> _DESCRIPTION OF THE TASK_
Lines that contain the string "chart" are to be copied; leave out all others.

> _EXTRACTED ENTRIES_
--- BEGIN ---

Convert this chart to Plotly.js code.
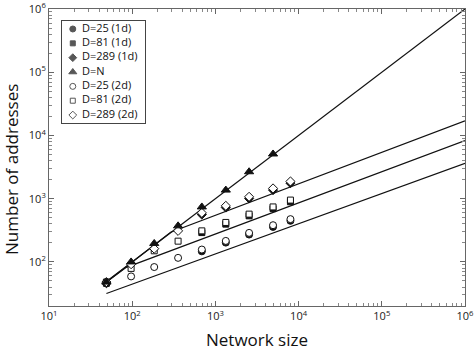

--- END ---
--- BEGIN ---

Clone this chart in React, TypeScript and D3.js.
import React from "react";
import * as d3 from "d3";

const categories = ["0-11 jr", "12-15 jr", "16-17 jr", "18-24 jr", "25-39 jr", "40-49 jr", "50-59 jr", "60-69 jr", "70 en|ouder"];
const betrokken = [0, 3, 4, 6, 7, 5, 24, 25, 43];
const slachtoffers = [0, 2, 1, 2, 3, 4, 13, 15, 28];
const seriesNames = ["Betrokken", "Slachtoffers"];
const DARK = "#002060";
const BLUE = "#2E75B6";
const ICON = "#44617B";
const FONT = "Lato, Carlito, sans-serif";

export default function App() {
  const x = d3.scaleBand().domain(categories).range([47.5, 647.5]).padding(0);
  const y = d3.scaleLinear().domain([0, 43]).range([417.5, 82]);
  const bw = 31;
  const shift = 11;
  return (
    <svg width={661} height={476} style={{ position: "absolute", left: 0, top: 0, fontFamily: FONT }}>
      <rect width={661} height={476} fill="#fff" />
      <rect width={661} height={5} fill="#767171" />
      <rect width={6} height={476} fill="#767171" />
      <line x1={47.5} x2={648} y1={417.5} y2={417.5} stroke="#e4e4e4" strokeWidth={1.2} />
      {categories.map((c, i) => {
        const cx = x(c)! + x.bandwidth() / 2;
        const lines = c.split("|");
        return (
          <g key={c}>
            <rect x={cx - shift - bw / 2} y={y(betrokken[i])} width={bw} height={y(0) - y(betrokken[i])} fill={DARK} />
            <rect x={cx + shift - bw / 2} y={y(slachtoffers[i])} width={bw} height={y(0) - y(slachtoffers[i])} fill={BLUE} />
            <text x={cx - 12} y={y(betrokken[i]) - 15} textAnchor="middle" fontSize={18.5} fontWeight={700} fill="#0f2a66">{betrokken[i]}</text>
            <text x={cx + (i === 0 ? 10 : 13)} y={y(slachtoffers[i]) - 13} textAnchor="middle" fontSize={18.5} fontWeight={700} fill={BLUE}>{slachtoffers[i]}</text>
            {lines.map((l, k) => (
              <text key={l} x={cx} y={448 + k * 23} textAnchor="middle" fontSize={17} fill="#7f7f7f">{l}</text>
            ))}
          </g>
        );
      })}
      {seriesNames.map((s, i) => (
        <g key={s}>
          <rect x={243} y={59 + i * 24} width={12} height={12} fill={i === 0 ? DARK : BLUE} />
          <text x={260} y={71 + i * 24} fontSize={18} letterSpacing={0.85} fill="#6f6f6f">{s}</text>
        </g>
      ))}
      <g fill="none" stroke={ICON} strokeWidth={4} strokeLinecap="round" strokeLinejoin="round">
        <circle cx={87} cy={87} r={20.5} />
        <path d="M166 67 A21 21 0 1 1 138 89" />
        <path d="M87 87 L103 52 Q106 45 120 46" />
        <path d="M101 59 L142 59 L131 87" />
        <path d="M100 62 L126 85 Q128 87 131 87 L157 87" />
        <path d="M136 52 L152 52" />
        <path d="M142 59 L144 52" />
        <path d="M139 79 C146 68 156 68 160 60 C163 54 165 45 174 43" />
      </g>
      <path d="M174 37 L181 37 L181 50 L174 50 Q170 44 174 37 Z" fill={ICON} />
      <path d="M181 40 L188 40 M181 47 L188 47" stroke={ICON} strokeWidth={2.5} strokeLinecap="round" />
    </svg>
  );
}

--- END ---

> _COMPLETED TASK_
Convert this chart to Plotly.js code.
Clone this chart in React, TypeScript and D3.js.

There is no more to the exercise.